* _Given request_:
Lift out each line of the data that holds "this".

Figure scripts
################

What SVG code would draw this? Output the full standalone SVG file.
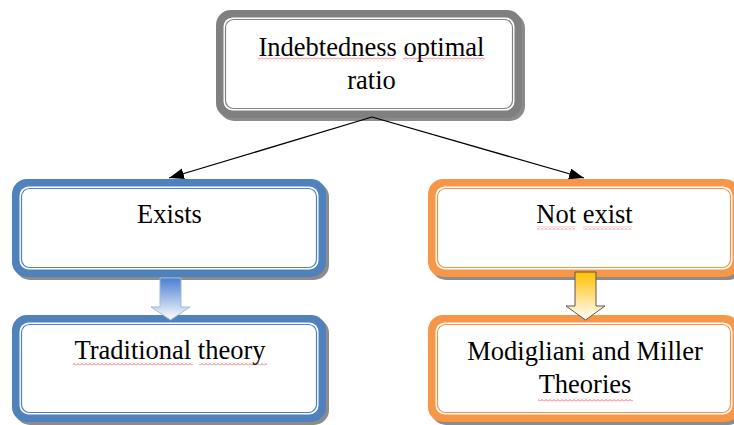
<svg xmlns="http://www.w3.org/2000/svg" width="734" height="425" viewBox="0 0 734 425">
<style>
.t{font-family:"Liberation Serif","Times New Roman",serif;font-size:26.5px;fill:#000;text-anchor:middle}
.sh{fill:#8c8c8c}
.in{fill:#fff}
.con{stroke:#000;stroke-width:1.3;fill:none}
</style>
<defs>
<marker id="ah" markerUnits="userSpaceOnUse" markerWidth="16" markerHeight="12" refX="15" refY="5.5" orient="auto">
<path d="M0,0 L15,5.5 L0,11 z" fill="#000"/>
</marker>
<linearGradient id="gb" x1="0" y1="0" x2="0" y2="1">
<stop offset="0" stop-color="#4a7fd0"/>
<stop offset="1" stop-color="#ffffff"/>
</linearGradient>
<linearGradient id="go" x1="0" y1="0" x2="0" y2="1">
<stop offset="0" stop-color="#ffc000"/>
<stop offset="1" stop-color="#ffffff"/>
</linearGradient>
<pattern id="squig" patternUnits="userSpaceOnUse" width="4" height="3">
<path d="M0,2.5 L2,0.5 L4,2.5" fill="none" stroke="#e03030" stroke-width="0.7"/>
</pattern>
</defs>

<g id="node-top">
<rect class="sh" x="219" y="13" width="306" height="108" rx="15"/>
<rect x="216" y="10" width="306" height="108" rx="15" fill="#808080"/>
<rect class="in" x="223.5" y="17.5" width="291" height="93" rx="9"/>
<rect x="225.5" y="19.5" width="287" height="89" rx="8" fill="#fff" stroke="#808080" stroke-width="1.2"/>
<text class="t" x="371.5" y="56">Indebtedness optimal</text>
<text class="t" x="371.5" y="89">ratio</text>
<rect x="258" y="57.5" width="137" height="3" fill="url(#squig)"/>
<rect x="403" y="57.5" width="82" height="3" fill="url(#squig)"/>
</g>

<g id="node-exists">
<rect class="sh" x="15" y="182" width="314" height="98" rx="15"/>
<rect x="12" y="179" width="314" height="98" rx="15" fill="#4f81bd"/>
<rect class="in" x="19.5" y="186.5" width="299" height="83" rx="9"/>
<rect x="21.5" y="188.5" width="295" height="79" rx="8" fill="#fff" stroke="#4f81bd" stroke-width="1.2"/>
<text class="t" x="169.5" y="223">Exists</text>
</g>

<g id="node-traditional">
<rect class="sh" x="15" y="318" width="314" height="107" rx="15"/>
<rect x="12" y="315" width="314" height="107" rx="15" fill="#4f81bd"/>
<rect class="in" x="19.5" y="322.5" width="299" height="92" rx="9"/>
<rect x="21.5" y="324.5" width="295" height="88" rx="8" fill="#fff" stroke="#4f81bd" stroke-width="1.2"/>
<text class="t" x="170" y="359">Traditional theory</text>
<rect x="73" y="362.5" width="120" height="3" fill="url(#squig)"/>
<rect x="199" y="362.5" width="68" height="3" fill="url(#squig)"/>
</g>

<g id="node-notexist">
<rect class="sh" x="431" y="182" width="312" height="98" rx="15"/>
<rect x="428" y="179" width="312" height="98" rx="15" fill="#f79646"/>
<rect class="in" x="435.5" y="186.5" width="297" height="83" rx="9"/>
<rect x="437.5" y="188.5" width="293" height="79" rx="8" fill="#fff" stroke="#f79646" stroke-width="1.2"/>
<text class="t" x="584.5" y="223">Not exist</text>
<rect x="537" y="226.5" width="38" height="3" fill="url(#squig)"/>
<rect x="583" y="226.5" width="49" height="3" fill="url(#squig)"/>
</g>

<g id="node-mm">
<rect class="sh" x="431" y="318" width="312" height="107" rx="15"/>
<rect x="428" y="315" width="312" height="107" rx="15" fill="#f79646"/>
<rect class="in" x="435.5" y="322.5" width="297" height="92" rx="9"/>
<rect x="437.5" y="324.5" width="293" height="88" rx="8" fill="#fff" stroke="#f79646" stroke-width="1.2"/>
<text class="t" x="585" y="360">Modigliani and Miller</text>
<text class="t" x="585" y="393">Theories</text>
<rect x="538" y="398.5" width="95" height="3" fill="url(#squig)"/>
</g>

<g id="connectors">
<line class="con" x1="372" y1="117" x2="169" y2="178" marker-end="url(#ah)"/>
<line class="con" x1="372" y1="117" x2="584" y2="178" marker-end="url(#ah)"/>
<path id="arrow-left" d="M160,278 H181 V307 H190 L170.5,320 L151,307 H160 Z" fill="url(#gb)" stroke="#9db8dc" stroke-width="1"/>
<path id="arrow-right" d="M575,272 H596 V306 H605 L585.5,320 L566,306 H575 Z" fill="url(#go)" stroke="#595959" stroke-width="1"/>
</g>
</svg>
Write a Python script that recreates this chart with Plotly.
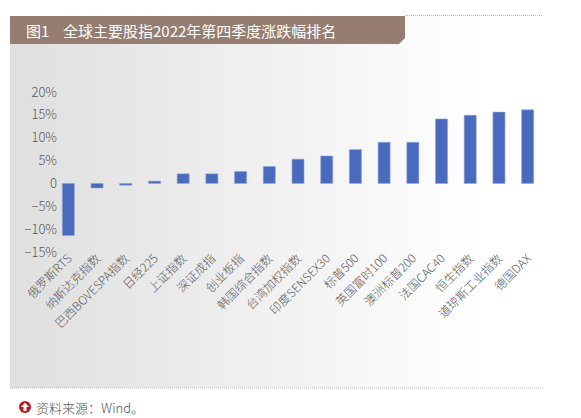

################

* _Result_:
What SVG code would draw this? Output the full standalone SVG file.
Write a Python script that recreates this chart with Plotly.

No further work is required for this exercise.